I faced this recently with something I sent out that some info linked to a project site that is not quite ready for public exposure… and one person took that as a prompt to blog about it. Now, I take the responsibility, since there were never any parameters set out by me, I did not prepend a message or the project with a request to keep it out of public sites until it was prime time. My bad. But does that make it fair game? Likely so. A link is wide open to anyone who can find it, guess it, etc, right?

It’s really not even a problem, and the impact is not even important, so I am hoping the person who reads this knows what I am talking about, need not make a fuss. It is not an issue or problem at all. I think it is more of an interesting questions bloggers may consider themselves– what is fair game to write about? What is off limits? What do you follow up and say, “Is it okay if I post something about this?”

And the beauty i of the blog–verses, we each get to make that choice. There is no need to appeal to gurus on a mountaintop who write Rules About Blogging That Begin With Big Roman Numerals like they were commandments or something… we can do our own rules, follow them, break them, etc.

So there is no answer to “Is X Bloggable” except– “It’s up to the Blogger”.

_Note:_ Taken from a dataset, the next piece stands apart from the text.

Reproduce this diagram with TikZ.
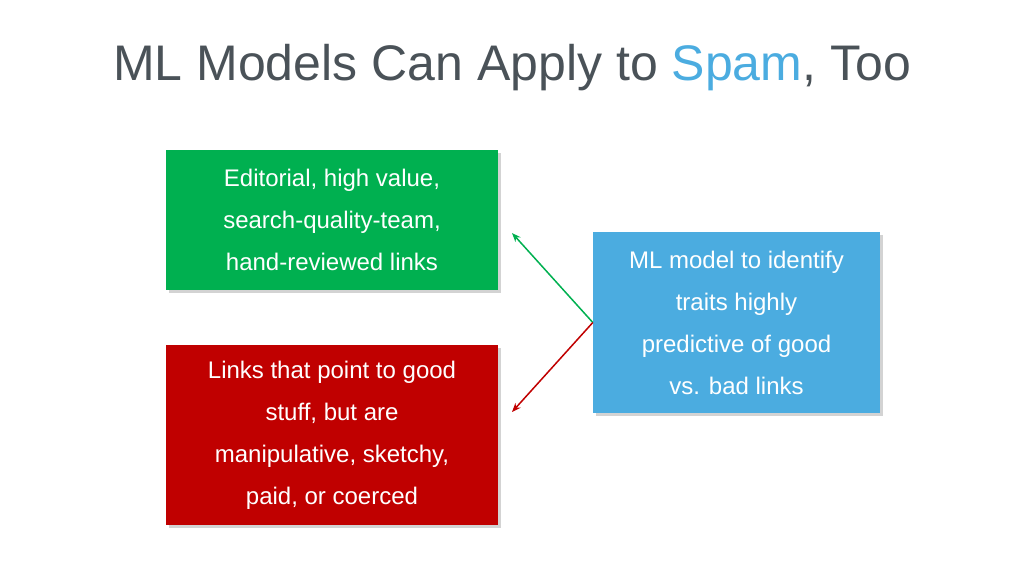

So is anything not bloggable? Hmmmmmmm.

Profile Picture for Alan Levine aka CogDog
An early 90s builder of the web and blogging Alan Levine barks at CogDogBlog.com on web storytelling (#ds106 #4life), photography, bending WordPress, and serendipity in the infinite internet river. He thinks it's weird to write about himself in the third person.

Comments

  1. I suspect that blogging individually identifiable student data, while technically bloggable, would get me very quickly fired from my job. And find me in violation of federal law.